From 1989 to 1994, three times as many inmates were shot to death by prison guards in California as in all federal and all other state prisons during the same period. The California Department of Corrections allowed guards to use firearms to break up fistfights. By contrast, in Texas, only one rifle shot was fired in the 129,000 inmate system in 1995.

Chanin won a $300,000 settlement with the state of California over the killing of a prisoner. In an interview with the Los Angeles Times, Chanin stated, “The other states have found a way to protect officer safety and yet at the same time prevent the taking of life."

Lawsuits and critical newspaper stories highlighting California's quick resort to gunfire in prisons were credited as a factor which forced the state to crack down on shootings in prison housing units and exercise yards.
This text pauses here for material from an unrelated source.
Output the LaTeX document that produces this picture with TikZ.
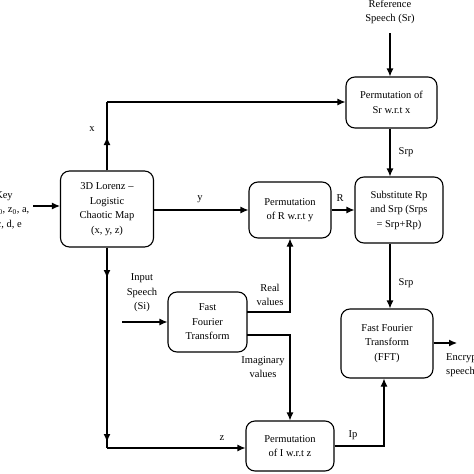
\documentclass[tikz,border=0pt]{standalone}
\usepackage{fontspec}
\setmainfont{Liberation Serif}
\usetikzlibrary{arrows.meta}
\begin{document}
\begin{tikzpicture}[x=1pt,y=-1pt,
  every node/.style={font=\fontsize{10.5}{14.5}\selectfont, align=center, inner sep=0pt},
  blk/.style={draw, line width=1.1pt, rounded corners=9pt},
  wire/.style={line width=1.1pt},
  arr/.style={line width=1.1pt, -{Latex[length=8pt,width=7pt]}},
  lbl/.style={}]
\useasboundingbox (0,0) rectangle (474,474);
% boxes
\node[blk, minimum width=93pt, minimum height=76pt] (lorenz) at (107,209) {3D Lorenz --\\Logistic\\Chaotic Map\\(x, y, z)};
\node[blk, minimum width=82pt, minimum height=56pt] (permR) at (290,210) {Permutation\\of R w.r.t y};
\node[blk, minimum width=88pt, minimum height=66pt] (subst) at (399,210) {Substitute Rp\\and Srp (Srps\\= Srp+Rp)};
\node[blk, minimum width=91pt, minimum height=51pt] (permSr) at (391.5,102.5) {Permutation of\\Sr w.r.t x};
\node[blk, minimum width=92pt, minimum height=69pt] (fft2) at (387,343.5) {Fast Fourier\\Transform\\(FFT)};
\node[blk, minimum width=79pt, minimum height=60pt] (fft1) at (207.5,322) {Fast\\Fourier\\Transform};
\node[blk, minimum width=88pt, minimum height=50pt] (permI) at (290,446) {Permutation\\of I w.r.t z};
% labels
\node (key) at (4,210) {Key\\x\textsubscript{0}, y\textsubscript{0}, z\textsubscript{0}, a,\\b, c, d, e};
\node (ref) at (390,12) {Reference\\Speech (Sr)};
\node (si) at (142,293) {Input\\Speech\\(Si)};
\node[align=left, anchor=west] (enc) at (446,365) {Encrypted\\speech};
\node (lx) at (92,129) {x};
\node (ly) at (200,199) {y};
\node (lR) at (340,198) {R};
\node (lsrp1) at (406,152) {Srp};
\node (lsrp2) at (406,283) {Srp};
\node (lreal) at (270,295) {Real\\values};
\node (limag) at (263,367) {Imaginary\\values};
\node (lz) at (222,438) {z};
\node (lIp) at (353,435) {Ip};
% coordinates
\coordinate (colA) at (390,0);
\coordinate (colB) at (384,0);
\coordinate (keyend) at (33,206);
\coordinate (refend) at (390,33);
\coordinate (xc) at (107,102);
\coordinate (xmid) at (107,137);
\coordinate (z1) at (107,278);
\coordinate (z2) at (107,442);
\coordinate (zc) at (107,448);
\coordinate (sistart) at (122,322);
\coordinate (r1) at (247,312);
\coordinate (r2) at (290,312);
\coordinate (i1) at (247,335);
\coordinate (i2) at (290,335);
\coordinate (ip2) at (384,446);
\coordinate (outend) at (457,343);
% connectors
\draw[arr] (keyend) -- (lorenz.west |- keyend);
\draw[wire] (lorenz.north) -- (xc);
\draw[arr] (lorenz.north) -- (xmid);
\draw[arr] (xc) -- (permSr.west |- xc);
\draw[arr] (refend) -- (permSr.north -| colA);
\draw[arr] (permSr.south -| colA) -- (subst.north -| colA);
\draw[arr] (lorenz.east |- permR) -- (permR.west);
\draw[arr] (permR.east) -- (subst.west |- permR.east);
\draw[arr] (subst.south -| colA) -- (fft2.north -| colA);
\draw[arr] (fft2.east |- outend) -- (outend);
\draw[wire] (lorenz.south) -- (zc);
\draw[arr] (lorenz.south) -- (z1);
\draw[arr] (z1) -- (z2);
\draw[arr] (zc) -- (permI.west |- zc);
\draw[arr] (sistart) -- (fft1.west |- sistart);
\draw[arr] (r1) -- (r2) -- (permR.south);
\draw[arr] (i1) -- (i2) -- (permI.north);
\draw[arr] (permI.east) -- (ip2) -- (fft2.south -| colB);
\end{tikzpicture}
\end{document}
Chanin and co-counsel John Scott and Julie Houk were successful in two lawsuits that obtained settlements for inmates shot and killed by prison guards. One case, a shooting in Calipatria, occurred in 1994 and a second, a shooting in Salinas Valley State Prison, took place in 1998.
In 1995, the Department of Corrections began prohibiting the use of firearms to break up fistfights. Attorney Steve Fama of the Prison Law Office at San Quentin told the press, "Officially or unofficially, It was made clear to the line officers that guns were not to be used to break up garden-variety fistfights."

One of Chanin's most well-known prison cases involved Vaughn Dortch, who had been confined to the isolation unit known as the “Violence Control Unit” at the Pelican Bay State Prison. Prison guards forced Mr. Dortch to bathe in scalding hot water resulting in massive burns to the lower part of his body. His case was featured on “60 Minutes.” Chanin and his associate, Julie Houk, obtained a settlement of $997,000 for Mr. Dortch, and Mr. Dortch's incident also figured prominently in the Madrid v. Gomez case which resulted in significant reforms at Pelican Bay State Prison.